**Short problem**
Show only lines that include "this".

>> Start Records supplied

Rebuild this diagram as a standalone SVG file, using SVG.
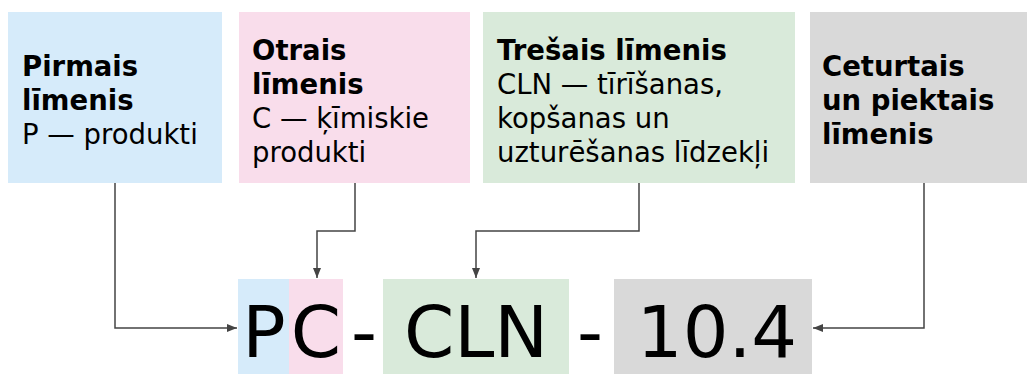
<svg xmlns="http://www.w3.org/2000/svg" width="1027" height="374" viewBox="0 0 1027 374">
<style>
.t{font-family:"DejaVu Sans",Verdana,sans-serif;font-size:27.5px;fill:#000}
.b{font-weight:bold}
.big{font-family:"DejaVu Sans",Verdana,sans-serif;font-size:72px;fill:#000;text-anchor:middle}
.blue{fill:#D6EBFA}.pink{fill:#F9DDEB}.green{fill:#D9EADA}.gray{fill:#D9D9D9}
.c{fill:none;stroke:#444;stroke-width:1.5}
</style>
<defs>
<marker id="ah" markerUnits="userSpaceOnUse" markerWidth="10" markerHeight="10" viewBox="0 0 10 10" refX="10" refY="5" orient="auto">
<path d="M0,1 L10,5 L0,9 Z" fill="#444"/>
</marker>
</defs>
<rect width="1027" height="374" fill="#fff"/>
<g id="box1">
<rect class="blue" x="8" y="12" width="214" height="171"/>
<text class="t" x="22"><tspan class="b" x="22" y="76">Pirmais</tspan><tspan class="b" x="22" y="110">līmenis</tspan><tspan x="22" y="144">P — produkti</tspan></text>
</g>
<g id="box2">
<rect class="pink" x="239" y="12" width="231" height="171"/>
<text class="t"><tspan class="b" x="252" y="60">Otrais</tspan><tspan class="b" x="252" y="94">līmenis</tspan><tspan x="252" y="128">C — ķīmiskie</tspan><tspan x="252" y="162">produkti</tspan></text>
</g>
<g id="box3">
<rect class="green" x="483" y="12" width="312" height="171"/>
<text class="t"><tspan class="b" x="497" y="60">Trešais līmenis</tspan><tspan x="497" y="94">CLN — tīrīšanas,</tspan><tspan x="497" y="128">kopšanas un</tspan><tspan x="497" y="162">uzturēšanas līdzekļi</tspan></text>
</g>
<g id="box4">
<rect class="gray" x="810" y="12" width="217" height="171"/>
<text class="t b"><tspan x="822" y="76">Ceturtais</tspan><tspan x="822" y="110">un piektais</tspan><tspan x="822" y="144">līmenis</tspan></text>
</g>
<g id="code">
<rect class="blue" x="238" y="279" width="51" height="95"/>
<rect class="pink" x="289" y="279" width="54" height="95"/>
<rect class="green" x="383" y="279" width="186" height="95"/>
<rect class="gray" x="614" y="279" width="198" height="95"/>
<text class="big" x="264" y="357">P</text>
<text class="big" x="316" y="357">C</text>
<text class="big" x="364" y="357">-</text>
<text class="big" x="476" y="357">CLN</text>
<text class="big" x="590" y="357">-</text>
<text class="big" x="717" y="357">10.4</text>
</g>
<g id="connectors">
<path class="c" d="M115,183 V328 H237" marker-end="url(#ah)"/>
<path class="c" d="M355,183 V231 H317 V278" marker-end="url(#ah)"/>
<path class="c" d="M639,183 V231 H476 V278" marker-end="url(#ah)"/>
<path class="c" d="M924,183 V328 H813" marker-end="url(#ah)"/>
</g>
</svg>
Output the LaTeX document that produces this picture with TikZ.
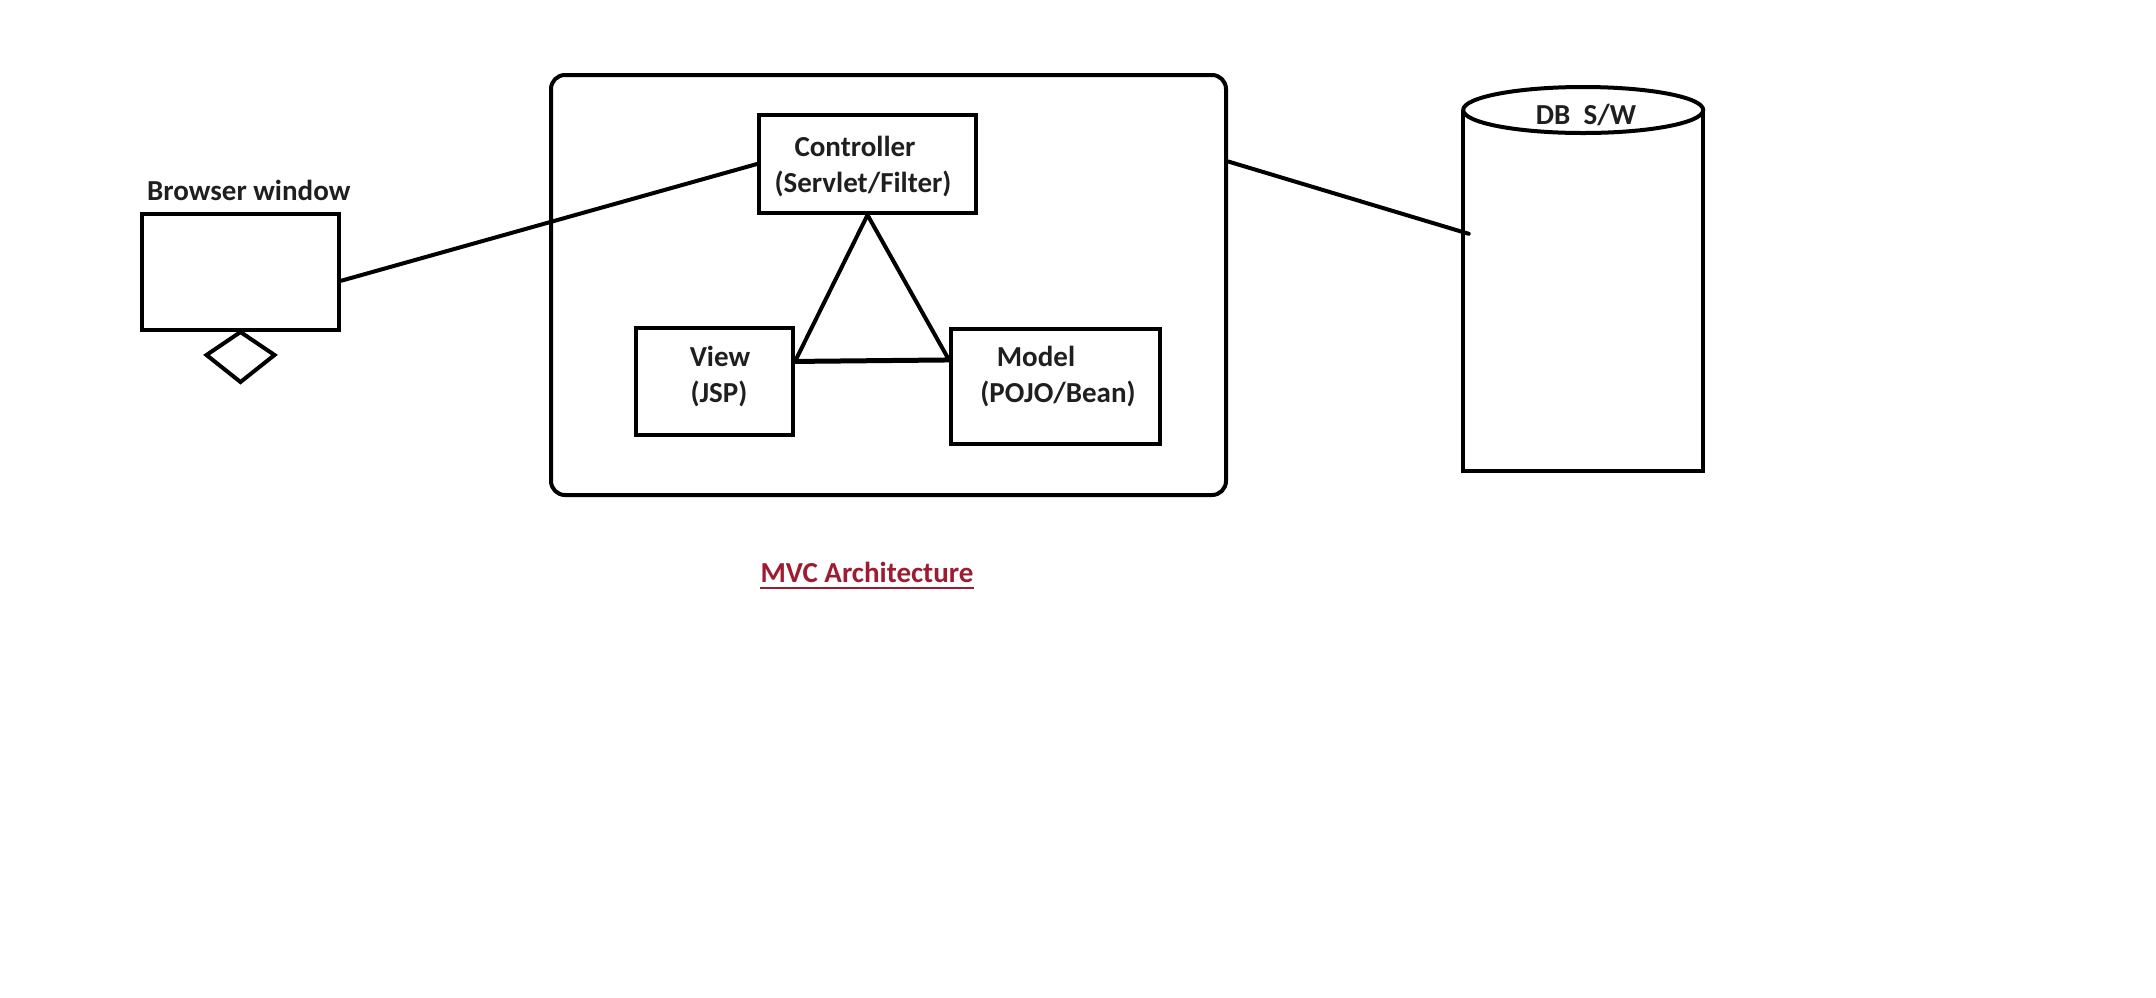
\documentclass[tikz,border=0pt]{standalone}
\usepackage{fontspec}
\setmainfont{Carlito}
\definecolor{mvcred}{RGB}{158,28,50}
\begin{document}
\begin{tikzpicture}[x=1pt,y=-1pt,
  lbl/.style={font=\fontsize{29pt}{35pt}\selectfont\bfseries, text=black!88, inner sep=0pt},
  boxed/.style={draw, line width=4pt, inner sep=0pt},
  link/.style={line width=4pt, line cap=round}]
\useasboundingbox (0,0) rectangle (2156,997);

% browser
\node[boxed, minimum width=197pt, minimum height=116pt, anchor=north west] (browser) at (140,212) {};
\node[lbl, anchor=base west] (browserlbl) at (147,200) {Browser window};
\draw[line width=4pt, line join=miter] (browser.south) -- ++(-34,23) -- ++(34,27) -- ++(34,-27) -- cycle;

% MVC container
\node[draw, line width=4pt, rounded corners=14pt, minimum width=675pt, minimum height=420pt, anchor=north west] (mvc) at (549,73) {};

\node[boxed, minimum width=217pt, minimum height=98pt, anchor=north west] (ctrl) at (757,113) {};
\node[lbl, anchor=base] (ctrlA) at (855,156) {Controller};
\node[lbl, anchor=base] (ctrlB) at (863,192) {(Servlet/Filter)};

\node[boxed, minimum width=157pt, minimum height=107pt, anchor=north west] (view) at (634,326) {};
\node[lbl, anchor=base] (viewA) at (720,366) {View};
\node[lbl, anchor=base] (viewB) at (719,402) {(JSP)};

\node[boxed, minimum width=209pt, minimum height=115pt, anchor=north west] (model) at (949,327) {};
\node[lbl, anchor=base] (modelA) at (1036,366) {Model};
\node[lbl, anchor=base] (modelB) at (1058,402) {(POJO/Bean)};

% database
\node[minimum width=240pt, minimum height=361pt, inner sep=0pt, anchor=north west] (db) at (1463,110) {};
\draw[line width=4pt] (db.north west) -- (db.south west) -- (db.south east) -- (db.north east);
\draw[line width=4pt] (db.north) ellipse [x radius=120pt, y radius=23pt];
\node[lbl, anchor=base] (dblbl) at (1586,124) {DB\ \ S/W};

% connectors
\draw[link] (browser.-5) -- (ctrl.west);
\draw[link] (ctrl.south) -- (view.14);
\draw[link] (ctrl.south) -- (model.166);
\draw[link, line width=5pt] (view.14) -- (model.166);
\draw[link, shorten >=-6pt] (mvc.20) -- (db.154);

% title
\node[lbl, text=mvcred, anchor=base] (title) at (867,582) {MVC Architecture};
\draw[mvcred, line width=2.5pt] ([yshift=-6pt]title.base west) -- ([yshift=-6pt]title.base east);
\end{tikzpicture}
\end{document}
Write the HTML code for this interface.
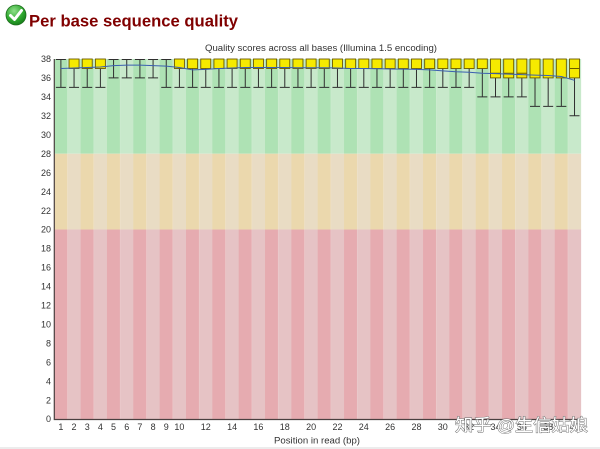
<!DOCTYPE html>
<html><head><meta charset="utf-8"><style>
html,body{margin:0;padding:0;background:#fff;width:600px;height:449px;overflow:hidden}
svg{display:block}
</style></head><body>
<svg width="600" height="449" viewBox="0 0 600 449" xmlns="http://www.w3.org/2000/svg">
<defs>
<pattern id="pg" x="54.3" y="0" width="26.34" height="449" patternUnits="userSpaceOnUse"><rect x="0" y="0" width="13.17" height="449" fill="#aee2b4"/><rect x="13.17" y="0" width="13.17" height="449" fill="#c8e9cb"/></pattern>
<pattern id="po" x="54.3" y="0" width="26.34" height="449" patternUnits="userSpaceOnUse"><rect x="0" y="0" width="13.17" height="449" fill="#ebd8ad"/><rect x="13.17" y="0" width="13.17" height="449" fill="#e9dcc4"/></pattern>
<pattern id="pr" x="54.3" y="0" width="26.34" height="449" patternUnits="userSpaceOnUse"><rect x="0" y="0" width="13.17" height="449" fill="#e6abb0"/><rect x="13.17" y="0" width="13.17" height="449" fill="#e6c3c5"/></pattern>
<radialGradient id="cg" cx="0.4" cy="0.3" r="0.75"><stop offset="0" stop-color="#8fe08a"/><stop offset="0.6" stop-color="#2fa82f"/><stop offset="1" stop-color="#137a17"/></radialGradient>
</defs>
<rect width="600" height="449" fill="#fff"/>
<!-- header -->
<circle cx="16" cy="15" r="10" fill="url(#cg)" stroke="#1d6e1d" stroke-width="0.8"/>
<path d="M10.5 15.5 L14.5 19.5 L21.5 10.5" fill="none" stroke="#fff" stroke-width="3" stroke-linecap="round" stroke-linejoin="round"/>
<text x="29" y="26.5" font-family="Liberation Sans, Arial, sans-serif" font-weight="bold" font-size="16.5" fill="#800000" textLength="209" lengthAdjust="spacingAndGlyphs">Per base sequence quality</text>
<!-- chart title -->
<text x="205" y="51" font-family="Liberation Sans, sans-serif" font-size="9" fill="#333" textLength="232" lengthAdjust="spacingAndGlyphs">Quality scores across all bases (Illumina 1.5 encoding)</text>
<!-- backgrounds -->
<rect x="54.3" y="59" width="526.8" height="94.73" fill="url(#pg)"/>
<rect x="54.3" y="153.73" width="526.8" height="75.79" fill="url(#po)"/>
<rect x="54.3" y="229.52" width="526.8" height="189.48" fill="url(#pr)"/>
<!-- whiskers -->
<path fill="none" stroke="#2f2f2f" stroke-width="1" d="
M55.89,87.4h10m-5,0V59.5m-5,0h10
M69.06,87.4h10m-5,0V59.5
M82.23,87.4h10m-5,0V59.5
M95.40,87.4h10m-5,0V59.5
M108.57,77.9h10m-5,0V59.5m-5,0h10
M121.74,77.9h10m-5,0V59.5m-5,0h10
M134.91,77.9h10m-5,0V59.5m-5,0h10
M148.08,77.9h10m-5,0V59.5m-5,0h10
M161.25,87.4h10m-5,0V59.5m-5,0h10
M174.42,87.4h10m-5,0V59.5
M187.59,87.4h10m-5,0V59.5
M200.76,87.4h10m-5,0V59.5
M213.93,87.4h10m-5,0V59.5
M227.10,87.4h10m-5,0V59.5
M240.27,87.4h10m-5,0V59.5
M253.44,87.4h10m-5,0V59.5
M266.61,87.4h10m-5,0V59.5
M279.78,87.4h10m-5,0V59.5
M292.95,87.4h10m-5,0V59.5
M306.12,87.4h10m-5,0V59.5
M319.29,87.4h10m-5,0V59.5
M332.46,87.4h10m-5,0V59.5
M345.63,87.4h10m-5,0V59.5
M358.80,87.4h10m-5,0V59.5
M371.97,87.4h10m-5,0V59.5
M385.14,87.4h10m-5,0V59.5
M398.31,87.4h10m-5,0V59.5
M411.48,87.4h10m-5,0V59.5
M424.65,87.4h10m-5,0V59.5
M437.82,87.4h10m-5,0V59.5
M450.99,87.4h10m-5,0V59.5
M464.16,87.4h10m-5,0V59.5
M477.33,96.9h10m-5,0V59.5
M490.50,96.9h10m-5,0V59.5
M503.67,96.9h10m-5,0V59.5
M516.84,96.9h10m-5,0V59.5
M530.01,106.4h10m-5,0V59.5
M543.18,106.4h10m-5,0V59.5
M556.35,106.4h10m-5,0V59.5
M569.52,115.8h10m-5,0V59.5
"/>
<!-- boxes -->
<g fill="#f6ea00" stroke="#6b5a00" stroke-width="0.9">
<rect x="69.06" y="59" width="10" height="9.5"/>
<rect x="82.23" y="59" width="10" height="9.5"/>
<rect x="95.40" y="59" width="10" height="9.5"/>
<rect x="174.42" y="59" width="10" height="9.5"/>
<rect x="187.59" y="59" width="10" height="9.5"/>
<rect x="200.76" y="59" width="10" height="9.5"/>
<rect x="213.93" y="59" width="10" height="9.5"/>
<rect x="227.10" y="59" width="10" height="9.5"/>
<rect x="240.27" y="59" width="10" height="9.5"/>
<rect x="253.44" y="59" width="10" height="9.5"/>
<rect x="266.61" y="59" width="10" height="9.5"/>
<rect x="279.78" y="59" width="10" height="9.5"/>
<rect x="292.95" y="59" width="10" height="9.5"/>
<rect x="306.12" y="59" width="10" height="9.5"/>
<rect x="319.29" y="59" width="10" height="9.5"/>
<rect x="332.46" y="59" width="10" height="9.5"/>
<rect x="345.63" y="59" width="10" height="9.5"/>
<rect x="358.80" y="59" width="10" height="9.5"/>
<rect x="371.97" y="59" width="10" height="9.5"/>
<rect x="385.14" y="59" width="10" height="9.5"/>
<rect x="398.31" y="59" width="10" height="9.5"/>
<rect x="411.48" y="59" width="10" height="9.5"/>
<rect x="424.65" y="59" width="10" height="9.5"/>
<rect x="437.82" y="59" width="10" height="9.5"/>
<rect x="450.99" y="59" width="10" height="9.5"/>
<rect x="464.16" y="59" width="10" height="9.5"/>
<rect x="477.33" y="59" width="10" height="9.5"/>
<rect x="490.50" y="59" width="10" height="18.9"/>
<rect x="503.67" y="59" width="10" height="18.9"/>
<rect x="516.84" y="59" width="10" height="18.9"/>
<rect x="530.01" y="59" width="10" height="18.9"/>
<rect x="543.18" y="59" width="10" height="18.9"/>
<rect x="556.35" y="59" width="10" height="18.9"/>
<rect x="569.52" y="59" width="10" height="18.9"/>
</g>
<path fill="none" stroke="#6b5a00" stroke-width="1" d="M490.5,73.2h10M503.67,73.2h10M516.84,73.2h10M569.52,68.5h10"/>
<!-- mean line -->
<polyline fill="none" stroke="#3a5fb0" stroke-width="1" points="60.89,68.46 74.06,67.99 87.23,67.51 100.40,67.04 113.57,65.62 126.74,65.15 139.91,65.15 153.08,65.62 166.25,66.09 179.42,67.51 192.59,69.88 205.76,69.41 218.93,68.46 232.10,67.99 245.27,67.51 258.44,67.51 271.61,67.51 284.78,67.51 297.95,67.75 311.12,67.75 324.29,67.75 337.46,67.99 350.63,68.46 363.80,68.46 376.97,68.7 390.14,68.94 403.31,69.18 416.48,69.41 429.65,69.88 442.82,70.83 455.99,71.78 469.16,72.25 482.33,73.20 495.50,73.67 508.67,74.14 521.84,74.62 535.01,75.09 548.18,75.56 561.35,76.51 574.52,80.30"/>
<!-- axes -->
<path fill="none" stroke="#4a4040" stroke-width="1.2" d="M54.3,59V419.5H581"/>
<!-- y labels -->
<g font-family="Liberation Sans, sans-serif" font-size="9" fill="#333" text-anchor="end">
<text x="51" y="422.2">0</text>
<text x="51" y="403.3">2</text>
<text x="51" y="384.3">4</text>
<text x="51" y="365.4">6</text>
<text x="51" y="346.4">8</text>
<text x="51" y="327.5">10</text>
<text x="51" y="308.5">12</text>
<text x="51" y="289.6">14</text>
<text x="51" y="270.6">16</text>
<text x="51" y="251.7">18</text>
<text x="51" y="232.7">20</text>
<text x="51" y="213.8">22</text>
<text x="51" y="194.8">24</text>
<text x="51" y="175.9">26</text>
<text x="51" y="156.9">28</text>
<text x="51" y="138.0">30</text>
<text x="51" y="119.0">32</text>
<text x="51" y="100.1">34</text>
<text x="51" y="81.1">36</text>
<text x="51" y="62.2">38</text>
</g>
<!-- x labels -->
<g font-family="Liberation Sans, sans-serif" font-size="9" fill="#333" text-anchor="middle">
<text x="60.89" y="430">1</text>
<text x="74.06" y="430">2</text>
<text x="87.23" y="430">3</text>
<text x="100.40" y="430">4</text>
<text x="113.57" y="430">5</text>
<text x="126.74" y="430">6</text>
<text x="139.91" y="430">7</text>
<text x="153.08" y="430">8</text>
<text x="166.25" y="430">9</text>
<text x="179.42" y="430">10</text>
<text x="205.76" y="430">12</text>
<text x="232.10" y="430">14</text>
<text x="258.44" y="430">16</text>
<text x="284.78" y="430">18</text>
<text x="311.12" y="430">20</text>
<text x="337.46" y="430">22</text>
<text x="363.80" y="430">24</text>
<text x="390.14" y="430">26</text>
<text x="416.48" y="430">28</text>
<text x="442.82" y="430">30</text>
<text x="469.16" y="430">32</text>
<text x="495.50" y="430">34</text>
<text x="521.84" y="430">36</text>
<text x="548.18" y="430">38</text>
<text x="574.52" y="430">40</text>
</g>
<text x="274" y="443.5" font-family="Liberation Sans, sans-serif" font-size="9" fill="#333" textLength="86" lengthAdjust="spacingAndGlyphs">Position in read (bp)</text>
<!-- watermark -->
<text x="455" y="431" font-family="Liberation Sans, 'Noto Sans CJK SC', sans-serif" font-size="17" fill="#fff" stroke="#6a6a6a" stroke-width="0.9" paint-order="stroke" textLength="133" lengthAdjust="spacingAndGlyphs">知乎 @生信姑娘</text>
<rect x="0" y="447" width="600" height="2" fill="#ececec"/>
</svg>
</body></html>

>> End Records supplied

**Exercise output**
Rebuild this diagram as a standalone SVG file, using SVG.
Output the LaTeX document that produces this picture with TikZ.
Write the HTML code for this interface.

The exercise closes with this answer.